Косвенный ответ можно найти в мемуарах актера Мгеброва: «Официально «Бродячая собака», кроме весны 1912 года, во многом потеряла для меня свою прелесть. Когда же началась иная эра не столько романтического подполья, сколько коммерческого предприятия, я почти совсем порвал с Прониным. <…> Борис Пронин при всех своих достоинствах обладал очень крупным недостатком, а именно — слишком большим примиренчеством с тем самым буржуа, против которого именно он провозгласил свое знаменитое «эпате ле буржуа». Если вчера Борис клялся своим друзьям, что под своды его энтузиазма не проникнет ни один мещанин от искусства, ни один филистер, вообще ни один «фармацевт», как в шутку назывались тогда буржуа, то сегодня этот же Борис раскрывал широко двери для всех и даже для «фармацевтов». <…> Как только «Бродячая собака» вышла из подполья и превратилась в буржуазный кабачок, тотчас же искусство свелось в ней на нет, ибо в таверне оно никогда не расцветет, несмотря ни на какое хотя бы самое изысканное окружение»[20]{240}.

Еще один ответ, возможно, есть у Блока, который, повторю, «Собаку» изначально не любил, самый дух ее не переносил, связывая артистическое кабаре и другие формы литературно-артистической жизни с ненавистной ему литературной критикой.

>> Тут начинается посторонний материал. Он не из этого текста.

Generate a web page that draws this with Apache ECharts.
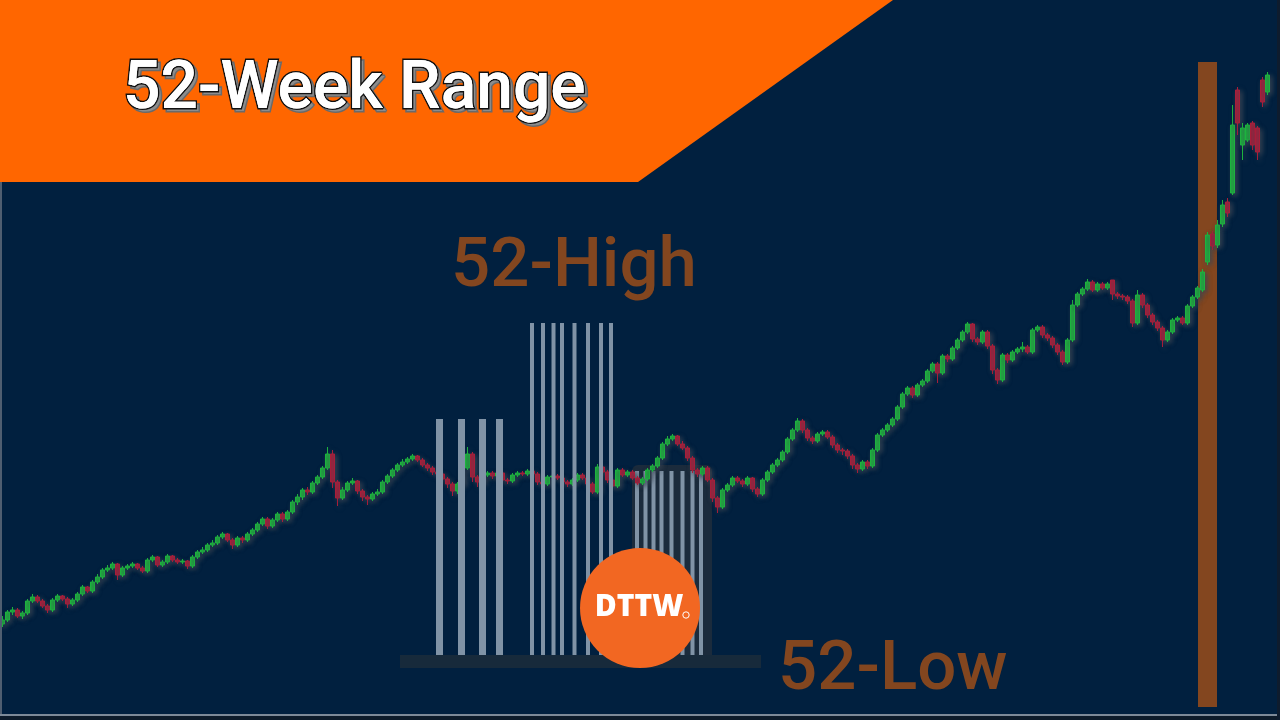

«Они нас похваливают и поругивают, но тем пьют нашу художническую кровь, — писал он в дневнике в феврале 1913 года. — Они жиреют, мы спиваемся. Всякая шавочка способна превращаться в дракончика… Это от них — так воняет в литературной среде, что надо бежать вон, без оглядки. Им — игрушки, а нам — слезки. Вернисажи, бродячие собаки, премьеры — ими существуют. Патронессы, либералки, актриски, прихлебательницы, секретарши, старые девы, мужние жены, хорошенькие кокоточки — им нет числа. Если бы я был чертом, я бы устроил веселую литературную кадриль, чтобы закружилась вся «литературная среда» в кровосмесительном плясе и вся бы провалилась ко мне на кулички»{241}.

Не исключено, что и Толстой чувствовал нечто подобное, потому что слишком художник был и много получал пинков и тычков от людей окололитературных или пытающихся литературой управлять. Так же и «Цех поэтов» с гумилевской дисциплиной, ученичеством, учительством, тайными выборами новых членов — все это не устраивало, раздражало, разочаровывало его. В. В. Гиппиус вспоминал о зарождении «Цеха поэтов»: «Осенью 11 года в Петрограде на квартире Сергея Городецкого было первое собрание — сначала только приглашенных. Потом собирались они также у Гумилева — в его своеобразном домике в Царском Селе, изредка у М. Л. Лозинского. Собирались весь первый год очень часто — три раза в месяц. Гумилев и Городецкий были «синдиками» и по очереди председательствовали. Новых членов выбирали тайной баллотировкой, после того, как вслух читались их стихи. Много было в цехе недолгих гостей — скоро отошли старшие поэты из числа приглашенных (Блок, Кузмин, Ал. Н. Толстой, Вл. Пяст и некоторые другие), одни ушли сами, другие — по формуле, предложенной синдиками, — были «почетно исключены»{242}.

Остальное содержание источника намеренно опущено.